What then is an appropriate calculation? Well, it’s simply the estimate of climate sensitivity for the present climate – how much would you expect the planet to warm if you doubled CO2? We’ve discussed this numerous times before, and in my opinion the best answer so far comes from looking at the difference between the last glacial period and the modern era – this gives a number around 3 +/- 1 ºC at doubling. 

For the 30% rise in CO2 there has been so far, that would imply that would represent around 3% of the natural greenhouse effect – a good order of magnitude bigger than that suggested above. Of course, this is at equilibrium and not applicable to a transient change. If one takes into account the human-induced changes in the other GHGs (CH4, N2O, CFCs), you’d get something like double that. Given that even a 5 or 6 ºC cooling was associated with the huge ice sheets 20,000 years ago, and that 33 ºC cooling would reduce our planet to a near-snowball-like state, a potential increase of 5 to 6% of the natural greenhouse effect is not to be sniffed at… nor dismissed as irrelevent with highly misleading arithmetic.

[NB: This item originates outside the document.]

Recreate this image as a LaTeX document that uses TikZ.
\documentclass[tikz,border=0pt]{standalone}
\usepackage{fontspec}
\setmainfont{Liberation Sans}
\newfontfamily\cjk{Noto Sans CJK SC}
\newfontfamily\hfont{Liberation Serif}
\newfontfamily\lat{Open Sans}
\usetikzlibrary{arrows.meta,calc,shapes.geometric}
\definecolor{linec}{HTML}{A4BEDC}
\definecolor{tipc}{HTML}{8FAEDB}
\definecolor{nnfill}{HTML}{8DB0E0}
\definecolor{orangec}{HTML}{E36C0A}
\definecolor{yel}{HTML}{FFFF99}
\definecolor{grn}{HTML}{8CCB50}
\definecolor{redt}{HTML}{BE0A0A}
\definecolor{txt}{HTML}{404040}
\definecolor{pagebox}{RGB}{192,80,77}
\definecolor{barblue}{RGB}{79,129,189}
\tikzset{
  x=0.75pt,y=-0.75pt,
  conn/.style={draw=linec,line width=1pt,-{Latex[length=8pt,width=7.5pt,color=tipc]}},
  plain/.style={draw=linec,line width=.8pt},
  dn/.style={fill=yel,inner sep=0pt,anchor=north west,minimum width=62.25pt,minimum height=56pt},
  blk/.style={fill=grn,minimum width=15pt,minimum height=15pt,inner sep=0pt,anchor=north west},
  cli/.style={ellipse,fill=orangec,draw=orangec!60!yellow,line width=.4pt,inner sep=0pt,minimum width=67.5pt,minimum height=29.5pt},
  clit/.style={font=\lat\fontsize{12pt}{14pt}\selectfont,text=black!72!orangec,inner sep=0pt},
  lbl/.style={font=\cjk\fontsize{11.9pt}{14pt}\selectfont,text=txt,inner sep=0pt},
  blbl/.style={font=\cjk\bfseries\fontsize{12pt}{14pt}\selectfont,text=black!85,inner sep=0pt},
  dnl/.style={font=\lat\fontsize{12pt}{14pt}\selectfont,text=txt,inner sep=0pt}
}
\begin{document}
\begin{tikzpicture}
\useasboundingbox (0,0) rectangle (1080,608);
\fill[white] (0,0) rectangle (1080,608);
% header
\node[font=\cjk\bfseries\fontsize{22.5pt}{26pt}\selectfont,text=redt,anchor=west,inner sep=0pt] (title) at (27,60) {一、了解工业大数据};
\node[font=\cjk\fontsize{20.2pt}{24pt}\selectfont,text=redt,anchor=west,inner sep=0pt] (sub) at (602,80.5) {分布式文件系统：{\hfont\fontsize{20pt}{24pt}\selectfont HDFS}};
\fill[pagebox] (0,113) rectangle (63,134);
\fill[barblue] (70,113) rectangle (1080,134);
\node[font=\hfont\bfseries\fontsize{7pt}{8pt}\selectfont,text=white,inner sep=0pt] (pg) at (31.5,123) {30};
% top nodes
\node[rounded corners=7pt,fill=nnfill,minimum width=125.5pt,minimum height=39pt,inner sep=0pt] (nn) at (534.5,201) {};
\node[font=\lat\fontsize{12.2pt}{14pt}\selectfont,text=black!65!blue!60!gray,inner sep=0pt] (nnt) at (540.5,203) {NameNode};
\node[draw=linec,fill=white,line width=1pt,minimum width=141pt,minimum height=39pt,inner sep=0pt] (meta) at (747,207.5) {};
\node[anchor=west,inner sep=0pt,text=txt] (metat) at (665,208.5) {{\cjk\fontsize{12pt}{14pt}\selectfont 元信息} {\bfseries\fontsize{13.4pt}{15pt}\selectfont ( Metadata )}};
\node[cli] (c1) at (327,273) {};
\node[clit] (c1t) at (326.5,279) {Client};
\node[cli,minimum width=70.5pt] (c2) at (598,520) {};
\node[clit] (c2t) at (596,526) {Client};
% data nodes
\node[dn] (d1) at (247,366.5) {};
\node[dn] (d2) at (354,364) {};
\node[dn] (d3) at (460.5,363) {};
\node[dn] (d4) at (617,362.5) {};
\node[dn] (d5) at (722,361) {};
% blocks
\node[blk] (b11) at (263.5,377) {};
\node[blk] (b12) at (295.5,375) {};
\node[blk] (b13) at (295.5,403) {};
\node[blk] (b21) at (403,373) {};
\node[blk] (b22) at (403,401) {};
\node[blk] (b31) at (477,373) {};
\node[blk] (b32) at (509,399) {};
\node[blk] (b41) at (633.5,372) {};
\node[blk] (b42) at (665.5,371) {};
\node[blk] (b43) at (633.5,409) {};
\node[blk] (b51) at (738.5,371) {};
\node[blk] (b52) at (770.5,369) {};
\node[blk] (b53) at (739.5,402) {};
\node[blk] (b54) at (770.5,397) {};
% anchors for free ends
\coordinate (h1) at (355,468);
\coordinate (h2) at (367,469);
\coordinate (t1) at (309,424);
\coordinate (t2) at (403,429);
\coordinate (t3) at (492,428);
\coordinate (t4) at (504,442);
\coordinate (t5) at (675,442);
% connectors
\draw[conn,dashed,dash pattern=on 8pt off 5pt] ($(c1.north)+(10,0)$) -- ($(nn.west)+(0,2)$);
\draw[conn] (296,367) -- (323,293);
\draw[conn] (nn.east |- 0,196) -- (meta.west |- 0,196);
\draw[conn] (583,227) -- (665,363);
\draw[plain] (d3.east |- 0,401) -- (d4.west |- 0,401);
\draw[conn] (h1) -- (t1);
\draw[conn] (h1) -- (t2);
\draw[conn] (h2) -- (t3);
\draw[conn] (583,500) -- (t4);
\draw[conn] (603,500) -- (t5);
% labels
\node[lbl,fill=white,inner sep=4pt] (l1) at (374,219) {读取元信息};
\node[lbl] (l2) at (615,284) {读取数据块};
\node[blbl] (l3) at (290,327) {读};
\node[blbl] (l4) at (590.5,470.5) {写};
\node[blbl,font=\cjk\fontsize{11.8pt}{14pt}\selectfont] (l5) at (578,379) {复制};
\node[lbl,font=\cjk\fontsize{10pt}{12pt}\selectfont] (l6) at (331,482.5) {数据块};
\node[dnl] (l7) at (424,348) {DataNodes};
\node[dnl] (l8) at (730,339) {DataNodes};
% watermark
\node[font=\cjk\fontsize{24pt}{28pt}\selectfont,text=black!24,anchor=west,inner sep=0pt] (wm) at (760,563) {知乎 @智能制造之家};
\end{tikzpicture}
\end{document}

One could make the point that my calculations are ‘just another web page’ no more and no less authoritative than the links above. In some sense that is correct (though I’d argue my sourcing is a little better!). But you will never find a peer-reviewed rebuttal of such a bizarre line of reasoning as we are dealing with here – basically because such a line of reasoning is highly unlikely to make it past peer-review itself. There are innumerable ‘proper’ references to estimates of the climate sensitivity though, and one should indeed hesitate to accept calculations like this example over the mass of peer reviewed studies.